===== Supplied data
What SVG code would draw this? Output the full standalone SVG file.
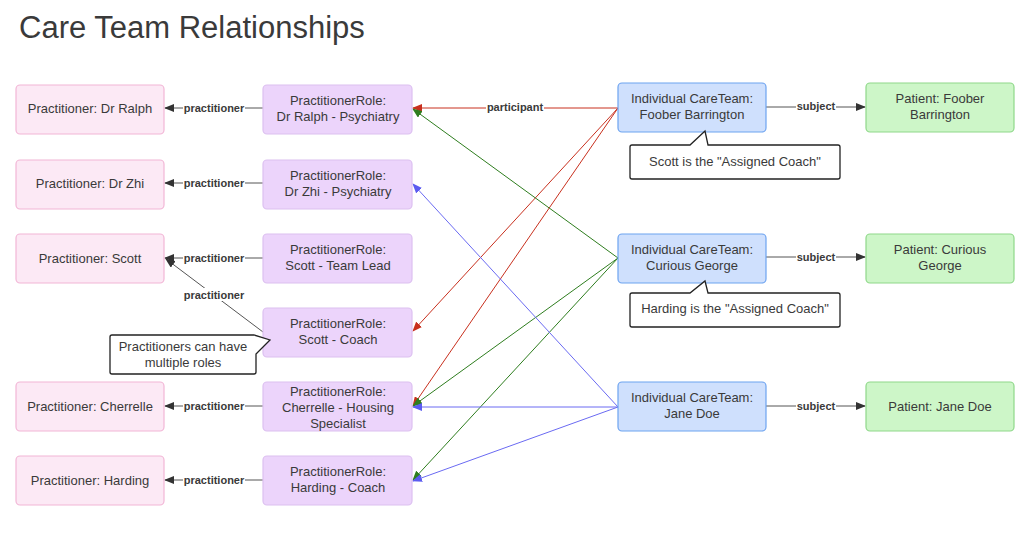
<svg xmlns="http://www.w3.org/2000/svg" width="1035" height="538" viewBox="0 0 1035 538">
<style>
text{font-family:"Liberation Sans",Arial,sans-serif;fill:#3a3a3a}
.t{font-size:13px;text-anchor:middle}
.l{font-size:11px;font-weight:bold;text-anchor:middle}
.pr{fill:#fce9f5;stroke:#f2b6d6;stroke-width:1.2}
.ro{fill:#ecd4fb;stroke:#dcc0f0;stroke-width:1.2}
.ct{fill:#cfe0fd;stroke:#6da3f0;stroke-width:1.2}
.pa{fill:#cdf6c8;stroke:#8fd88a;stroke-width:1.2}
.co{fill:#fff;stroke:#222;stroke-width:1.3}
.lb{fill:#fff}
</style>
<defs>
<marker id="ak" markerWidth="10" markerHeight="8" refX="9" refY="4" orient="auto" markerUnits="userSpaceOnUse"><path d="M0,0L10,4L0,8z" fill="#333"/></marker>
<marker id="ar" markerWidth="10" markerHeight="8" refX="9" refY="4" orient="auto" markerUnits="userSpaceOnUse"><path d="M0,0L10,4L0,8z" fill="#c8301e"/></marker>
<marker id="ag" markerWidth="10" markerHeight="8" refX="9" refY="4" orient="auto" markerUnits="userSpaceOnUse"><path d="M0,0L10,4L0,8z" fill="#2e7d1e"/></marker>
<marker id="ab" markerWidth="10" markerHeight="8" refX="9" refY="4" orient="auto" markerUnits="userSpaceOnUse"><path d="M0,0L10,4L0,8z" fill="#5b5bf0"/></marker>
</defs>
<text x="19" y="38" font-size="31" style="fill:#3a3a3a">Care Team Relationships</text>

<g id="connectors" fill="none">
<g stroke="#555" stroke-width="1">
<line x1="263" y1="108" x2="165" y2="108" marker-end="url(#ak)"/>
<line x1="263" y1="183" x2="165" y2="183" marker-end="url(#ak)"/>
<line x1="263" y1="258" x2="165" y2="258" marker-end="url(#ak)"/>
<line x1="263" y1="332" x2="166" y2="259" marker-end="url(#ak)"/>
<line x1="263" y1="406" x2="165" y2="406" marker-end="url(#ak)"/>
<line x1="263" y1="480" x2="165" y2="480" marker-end="url(#ak)"/>
<line x1="766" y1="107" x2="865" y2="107" marker-end="url(#ak)"/>
<line x1="766" y1="257" x2="865" y2="257" marker-end="url(#ak)"/>
<line x1="766" y1="406" x2="865" y2="406" marker-end="url(#ak)"/>
</g>
<g stroke="#c8301e" stroke-width="1">
<line x1="618" y1="108" x2="413" y2="108" marker-end="url(#ar)"/>
<line x1="618" y1="108" x2="413" y2="331" marker-end="url(#ar)"/>
<line x1="618" y1="108" x2="413" y2="406" marker-end="url(#ar)"/>
</g>
<g stroke="#2e7d1e" stroke-width="1">
<line x1="618" y1="258" x2="413" y2="109" marker-end="url(#ag)"/>
<line x1="618" y1="258" x2="413" y2="406" marker-end="url(#ag)"/>
<line x1="618" y1="258" x2="413" y2="480" marker-end="url(#ag)"/>
</g>
<g stroke="#6a6af2" stroke-width="1">
<line x1="618" y1="407" x2="413" y2="184" marker-end="url(#ab)"/>
<line x1="618" y1="407" x2="413" y2="407" marker-end="url(#ab)"/>
<line x1="618" y1="407" x2="413" y2="481" marker-end="url(#ab)"/>
</g>
<g>
<rect class="lb" x="183" y="101" width="62" height="13"/><text class="l" x="214" y="112">practitioner</text>
<rect class="lb" x="183" y="176" width="62" height="13"/><text class="l" x="214" y="187">practitioner</text>
<rect class="lb" x="183" y="251" width="62" height="13"/><text class="l" x="214" y="262">practitioner</text>
<rect class="lb" x="183" y="288" width="62" height="13"/><text class="l" x="214" y="299">practitioner</text>
<rect class="lb" x="183" y="399" width="62" height="13"/><text class="l" x="214" y="410">practitioner</text>
<rect class="lb" x="183" y="473" width="62" height="13"/><text class="l" x="214" y="484">practitioner</text>
<rect class="lb" x="486" y="101" width="58" height="13"/><text class="l" x="515" y="111">participant</text>
<rect class="lb" x="796" y="100" width="40" height="13"/><text class="l" x="816" y="110">subject</text>
<rect class="lb" x="796" y="250" width="40" height="13"/><text class="l" x="816" y="261">subject</text>
<rect class="lb" x="796" y="399" width="40" height="13"/><text class="l" x="816" y="410">subject</text>
</g>
</g>

<g id="p-ralph"><rect class="pr" x="16" y="85" width="148" height="49" rx="4"/><text class="t" x="90" y="113">Practitioner: Dr Ralph</text></g>
<g id="p-zhi"><rect class="pr" x="16" y="160" width="148" height="49" rx="4"/><text class="t" x="90" y="188">Practitioner: Dr Zhi</text></g>
<g id="p-scott"><rect class="pr" x="16" y="234" width="148" height="49" rx="4"/><text class="t" x="90" y="263">Practitioner: Scott</text></g>
<g id="p-cherrelle"><rect class="pr" x="16" y="382" width="148" height="49" rx="4"/><text class="t" x="90" y="411">Practitioner: Cherrelle</text></g>
<g id="p-harding"><rect class="pr" x="16" y="456" width="148" height="49" rx="4"/><text class="t" x="90" y="485">Practitioner: Harding</text></g>

<g id="r-ralph"><rect class="ro" x="263" y="85" width="149" height="49" rx="4"/><text class="t" x="338" y="105">PractitionerRole:</text><text class="t" x="338" y="121">Dr Ralph - Psychiatry</text></g>
<g id="r-zhi"><rect class="ro" x="263" y="160" width="149" height="49" rx="4"/><text class="t" x="338" y="180">PractitionerRole:</text><text class="t" x="338" y="196">Dr Zhi - Psychiatry</text></g>
<g id="r-scott-lead"><rect class="ro" x="263" y="234" width="149" height="49" rx="4"/><text class="t" x="338" y="254">PractitionerRole:</text><text class="t" x="338" y="270">Scott - Team Lead</text></g>
<g id="r-scott-coach"><rect class="ro" x="263" y="308" width="149" height="49" rx="4"/><text class="t" x="338" y="328">PractitionerRole:</text><text class="t" x="338" y="344">Scott - Coach</text></g>
<g id="r-cherrelle"><rect class="ro" x="263" y="382" width="149" height="49" rx="4"/><text class="t" x="338" y="396">PractitionerRole:</text><text class="t" x="338" y="412">Cherrelle - Housing</text><text class="t" x="338" y="428">Specialist</text></g>
<g id="r-harding"><rect class="ro" x="263" y="456" width="149" height="49" rx="4"/><text class="t" x="338" y="476">PractitionerRole:</text><text class="t" x="338" y="492">Harding - Coach</text></g>

<g id="ct-foober"><rect class="ct" x="618" y="83" width="148" height="49" rx="4"/><text class="t" x="692" y="103">Individual CareTeam:</text><text class="t" x="692" y="119">Foober Barrington</text></g>
<g id="ct-george"><rect class="ct" x="618" y="234" width="148" height="49" rx="4"/><text class="t" x="692" y="254">Individual CareTeam:</text><text class="t" x="692" y="270">Curious George</text></g>
<g id="ct-jane"><rect class="ct" x="618" y="382" width="148" height="49" rx="4"/><text class="t" x="692" y="402">Individual CareTeam:</text><text class="t" x="692" y="418">Jane Doe</text></g>

<g id="pt-foober"><rect class="pa" x="866" y="83" width="148" height="49" rx="4"/><text class="t" x="940" y="103">Patient: Foober</text><text class="t" x="940" y="119">Barrington</text></g>
<g id="pt-george"><rect class="pa" x="866" y="234" width="148" height="49" rx="4"/><text class="t" x="940" y="254">Patient: Curious</text><text class="t" x="940" y="270">George</text></g>
<g id="pt-jane"><rect class="pa" x="866" y="382" width="148" height="49" rx="4"/><text class="t" x="940" y="411">Patient: Jane Doe</text></g>

<g id="note-roles"><path class="co" d="M112,335H254L270,340L256,354V372Q256,374 254,374H112Q110,374 110,372V337Q110,335 112,335Z"/><text class="t" x="183" y="351">Practitioners can have</text><text class="t" x="183" y="367">multiple roles</text></g>
<g id="note-scott"><path class="co" d="M632,145H690L705,131L708,145H838Q840,145 840,147V177Q840,179 838,179H632Q630,179 630,177V147Q630,145 632,145Z"/><text class="t" x="735" y="166">Scott is the "Assigned Coach"</text></g>
<g id="note-harding"><path class="co" d="M632,293H690L705,281L708,293H838Q840,293 840,295V325Q840,327 838,327H632Q630,327 630,325V295Q630,293 632,293Z"/><text class="t" x="735" y="313">Harding is the "Assigned Coach"</text></g>
</svg>
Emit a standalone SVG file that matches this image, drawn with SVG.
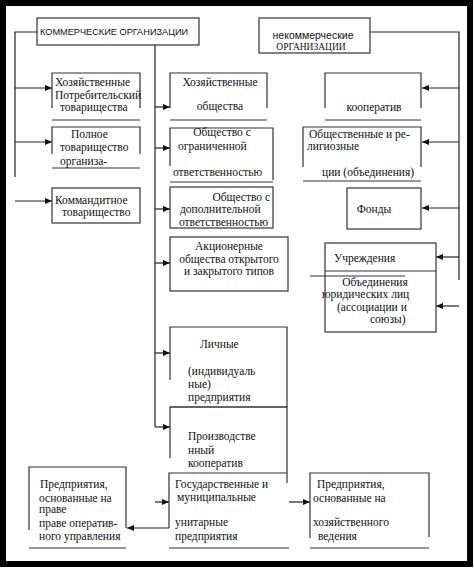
==========
Your goal> From the data above, work out how many lines hold "file". Answer with the number alone.

Task response> 2